Each entry must be given again exactly; images do not belong in the copy.

Extracted data entries
* * *

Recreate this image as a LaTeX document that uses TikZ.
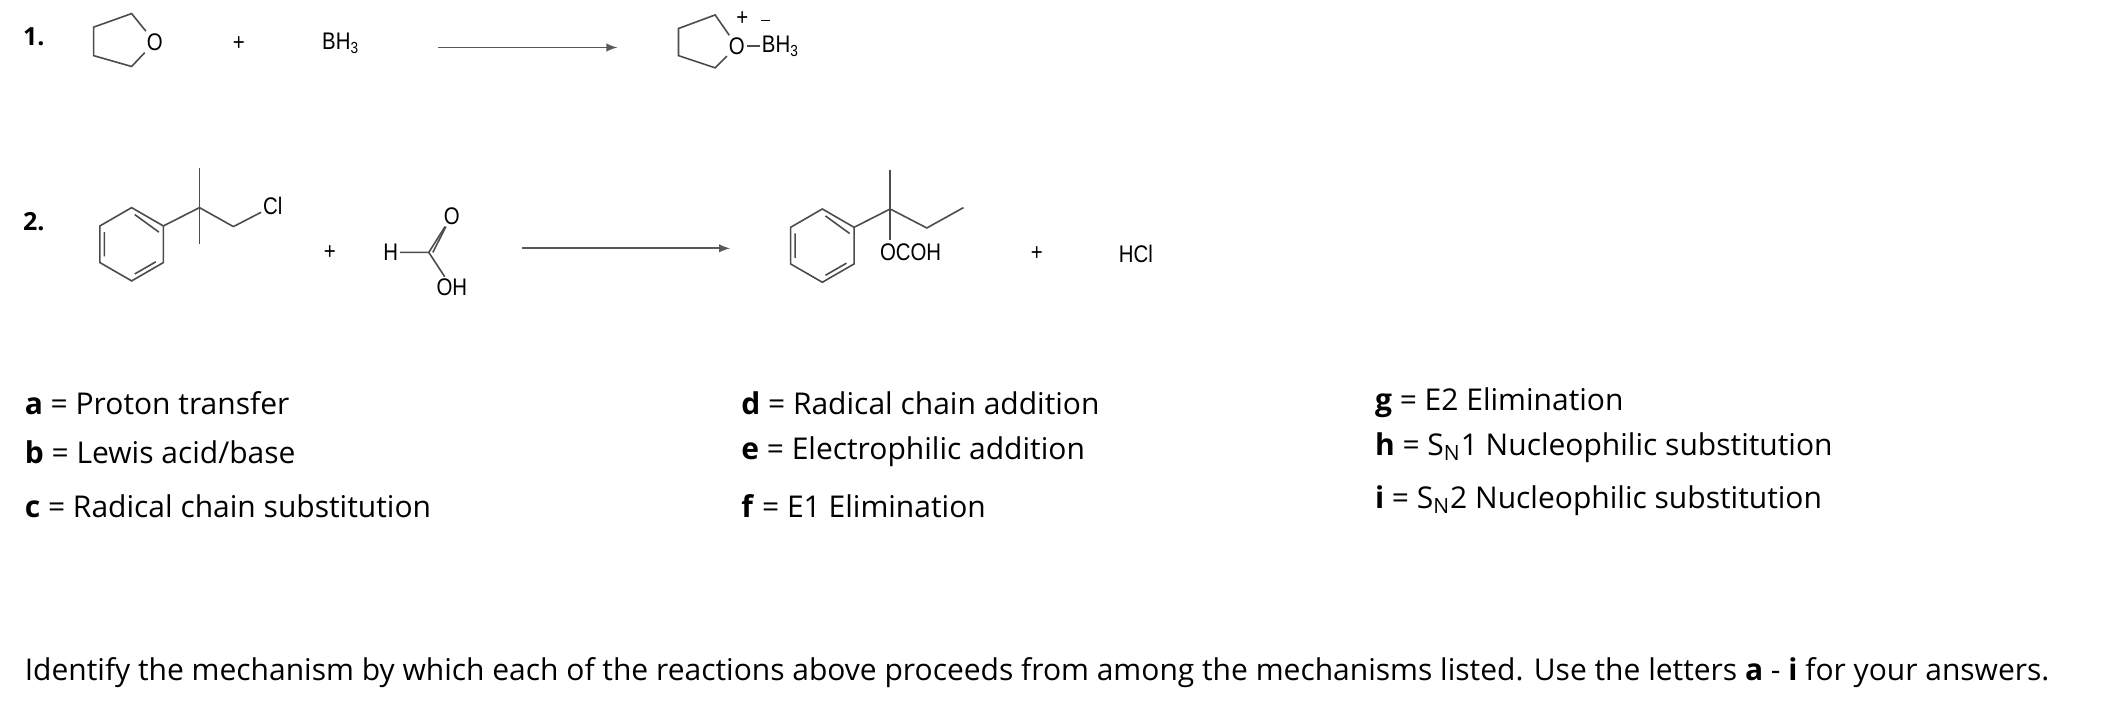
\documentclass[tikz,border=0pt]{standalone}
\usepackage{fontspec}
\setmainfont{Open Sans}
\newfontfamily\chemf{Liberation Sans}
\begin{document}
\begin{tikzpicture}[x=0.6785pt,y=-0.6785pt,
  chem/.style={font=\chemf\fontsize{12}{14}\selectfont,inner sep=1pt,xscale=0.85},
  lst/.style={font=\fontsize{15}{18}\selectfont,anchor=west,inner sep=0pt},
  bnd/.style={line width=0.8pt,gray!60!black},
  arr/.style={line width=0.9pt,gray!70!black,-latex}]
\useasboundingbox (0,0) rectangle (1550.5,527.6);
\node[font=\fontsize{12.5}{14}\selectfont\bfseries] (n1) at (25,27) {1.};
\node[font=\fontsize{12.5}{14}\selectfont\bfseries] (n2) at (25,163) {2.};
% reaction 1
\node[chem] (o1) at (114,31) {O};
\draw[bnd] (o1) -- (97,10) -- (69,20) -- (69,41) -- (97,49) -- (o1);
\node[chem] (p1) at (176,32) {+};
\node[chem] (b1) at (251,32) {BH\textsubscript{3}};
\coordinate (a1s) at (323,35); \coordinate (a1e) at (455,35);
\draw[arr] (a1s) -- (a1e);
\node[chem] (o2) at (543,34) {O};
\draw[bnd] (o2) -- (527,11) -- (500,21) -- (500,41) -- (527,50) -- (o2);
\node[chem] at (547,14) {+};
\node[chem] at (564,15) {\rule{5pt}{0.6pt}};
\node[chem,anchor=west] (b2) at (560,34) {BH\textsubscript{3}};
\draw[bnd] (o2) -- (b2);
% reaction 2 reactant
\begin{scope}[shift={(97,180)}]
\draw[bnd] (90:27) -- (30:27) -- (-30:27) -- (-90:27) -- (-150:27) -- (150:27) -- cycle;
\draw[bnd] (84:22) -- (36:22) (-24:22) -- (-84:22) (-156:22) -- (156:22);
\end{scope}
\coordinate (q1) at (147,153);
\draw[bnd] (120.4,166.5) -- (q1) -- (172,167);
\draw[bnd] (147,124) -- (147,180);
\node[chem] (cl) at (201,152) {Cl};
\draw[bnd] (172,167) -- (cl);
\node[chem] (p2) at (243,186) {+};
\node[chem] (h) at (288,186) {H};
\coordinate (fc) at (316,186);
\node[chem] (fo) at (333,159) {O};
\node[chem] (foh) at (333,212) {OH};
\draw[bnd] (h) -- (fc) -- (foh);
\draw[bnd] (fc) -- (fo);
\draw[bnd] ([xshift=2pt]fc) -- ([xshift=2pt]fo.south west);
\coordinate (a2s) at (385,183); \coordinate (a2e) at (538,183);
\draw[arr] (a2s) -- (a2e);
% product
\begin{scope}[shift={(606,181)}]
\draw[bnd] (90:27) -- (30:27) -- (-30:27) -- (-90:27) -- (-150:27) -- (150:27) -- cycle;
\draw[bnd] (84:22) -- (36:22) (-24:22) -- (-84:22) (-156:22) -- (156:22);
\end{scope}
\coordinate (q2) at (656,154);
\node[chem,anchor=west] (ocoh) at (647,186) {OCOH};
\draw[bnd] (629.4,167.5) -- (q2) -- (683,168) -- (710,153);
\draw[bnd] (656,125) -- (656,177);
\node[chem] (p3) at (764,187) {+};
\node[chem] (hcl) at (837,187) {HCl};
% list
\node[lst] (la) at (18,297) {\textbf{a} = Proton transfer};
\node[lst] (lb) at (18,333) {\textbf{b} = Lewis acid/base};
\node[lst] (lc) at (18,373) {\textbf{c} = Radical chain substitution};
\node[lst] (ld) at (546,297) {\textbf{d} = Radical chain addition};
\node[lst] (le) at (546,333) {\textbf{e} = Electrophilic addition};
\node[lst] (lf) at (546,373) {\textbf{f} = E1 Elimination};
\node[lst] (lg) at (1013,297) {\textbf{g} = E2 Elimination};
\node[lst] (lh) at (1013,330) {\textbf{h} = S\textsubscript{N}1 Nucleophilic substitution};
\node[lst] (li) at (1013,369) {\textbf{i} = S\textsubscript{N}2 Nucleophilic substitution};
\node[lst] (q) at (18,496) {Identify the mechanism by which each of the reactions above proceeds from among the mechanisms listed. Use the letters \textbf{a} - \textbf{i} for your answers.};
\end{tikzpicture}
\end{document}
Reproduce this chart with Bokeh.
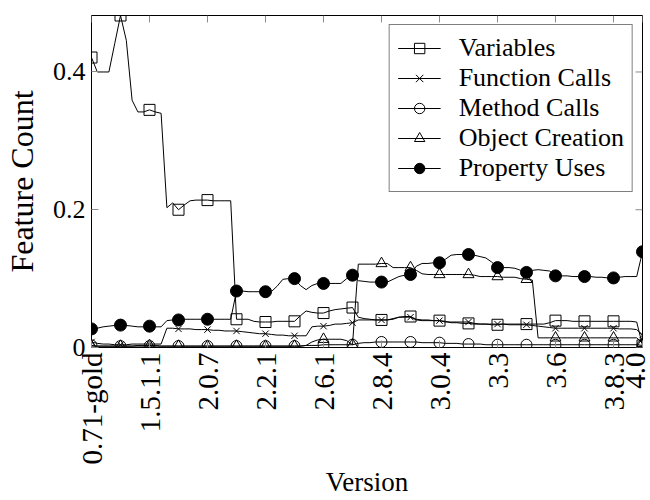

* * *

**Worked answer**
Recreate this image as a LaTeX document that uses TikZ.
\documentclass[tikz,border=0pt]{standalone}
\usepackage{fontspec}
\setmainfont{Open Sans}
\newfontfamily\chemf{Liberation Sans}
\begin{document}
\begin{tikzpicture}[x=0.6785pt,y=-0.6785pt,
  chem/.style={font=\chemf\fontsize{12}{14}\selectfont,inner sep=1pt,xscale=0.85},
  lst/.style={font=\fontsize{15}{18}\selectfont,anchor=west,inner sep=0pt},
  bnd/.style={line width=0.8pt,gray!60!black},
  arr/.style={line width=0.9pt,gray!70!black,-latex}]
\useasboundingbox (0,0) rectangle (1550.5,527.6);
\node[font=\fontsize{12.5}{14}\selectfont\bfseries] (n1) at (25,27) {1.};
\node[font=\fontsize{12.5}{14}\selectfont\bfseries] (n2) at (25,163) {2.};
% reaction 1
\node[chem] (o1) at (114,31) {O};
\draw[bnd] (o1) -- (97,10) -- (69,20) -- (69,41) -- (97,49) -- (o1);
\node[chem] (p1) at (176,32) {+};
\node[chem] (b1) at (251,32) {BH\textsubscript{3}};
\coordinate (a1s) at (323,35); \coordinate (a1e) at (455,35);
\draw[arr] (a1s) -- (a1e);
\node[chem] (o2) at (543,34) {O};
\draw[bnd] (o2) -- (527,11) -- (500,21) -- (500,41) -- (527,50) -- (o2);
\node[chem] at (547,14) {+};
\node[chem] at (564,15) {\rule{5pt}{0.6pt}};
\node[chem,anchor=west] (b2) at (560,34) {BH\textsubscript{3}};
\draw[bnd] (o2) -- (b2);
% reaction 2 reactant
\begin{scope}[shift={(97,180)}]
\draw[bnd] (90:27) -- (30:27) -- (-30:27) -- (-90:27) -- (-150:27) -- (150:27) -- cycle;
\draw[bnd] (84:22) -- (36:22) (-24:22) -- (-84:22) (-156:22) -- (156:22);
\end{scope}
\coordinate (q1) at (147,153);
\draw[bnd] (120.4,166.5) -- (q1) -- (172,167);
\draw[bnd] (147,124) -- (147,180);
\node[chem] (cl) at (201,152) {Cl};
\draw[bnd] (172,167) -- (cl);
\node[chem] (p2) at (243,186) {+};
\node[chem] (h) at (288,186) {H};
\coordinate (fc) at (316,186);
\node[chem] (fo) at (333,159) {O};
\node[chem] (foh) at (333,212) {OH};
\draw[bnd] (h) -- (fc) -- (foh);
\draw[bnd] (fc) -- (fo);
\draw[bnd] ([xshift=2pt]fc) -- ([xshift=2pt]fo.south west);
\coordinate (a2s) at (385,183); \coordinate (a2e) at (538,183);
\draw[arr] (a2s) -- (a2e);
% product
\begin{scope}[shift={(606,181)}]
\draw[bnd] (90:27) -- (30:27) -- (-30:27) -- (-90:27) -- (-150:27) -- (150:27) -- cycle;
\draw[bnd] (84:22) -- (36:22) (-24:22) -- (-84:22) (-156:22) -- (156:22);
\end{scope}
\coordinate (q2) at (656,154);
\node[chem,anchor=west] (ocoh) at (647,186) {OCOH};
\draw[bnd] (629.4,167.5) -- (q2) -- (683,168) -- (710,153);
\draw[bnd] (656,125) -- (656,177);
\node[chem] (p3) at (764,187) {+};
\node[chem] (hcl) at (837,187) {HCl};
% list
\node[lst] (la) at (18,297) {\textbf{a} = Proton transfer};
\node[lst] (lb) at (18,333) {\textbf{b} = Lewis acid/base};
\node[lst] (lc) at (18,373) {\textbf{c} = Radical chain substitution};
\node[lst] (ld) at (546,297) {\textbf{d} = Radical chain addition};
\node[lst] (le) at (546,333) {\textbf{e} = Electrophilic addition};
\node[lst] (lf) at (546,373) {\textbf{f} = E1 Elimination};
\node[lst] (lg) at (1013,297) {\textbf{g} = E2 Elimination};
\node[lst] (lh) at (1013,330) {\textbf{h} = S\textsubscript{N}1 Nucleophilic substitution};
\node[lst] (li) at (1013,369) {\textbf{i} = S\textsubscript{N}2 Nucleophilic substitution};
\node[lst] (q) at (18,496) {Identify the mechanism by which each of the reactions above proceeds from among the mechanisms listed. Use the letters \textbf{a} - \textbf{i} for your answers.};
\end{tikzpicture}
\end{document}
Reproduce this chart with Bokeh.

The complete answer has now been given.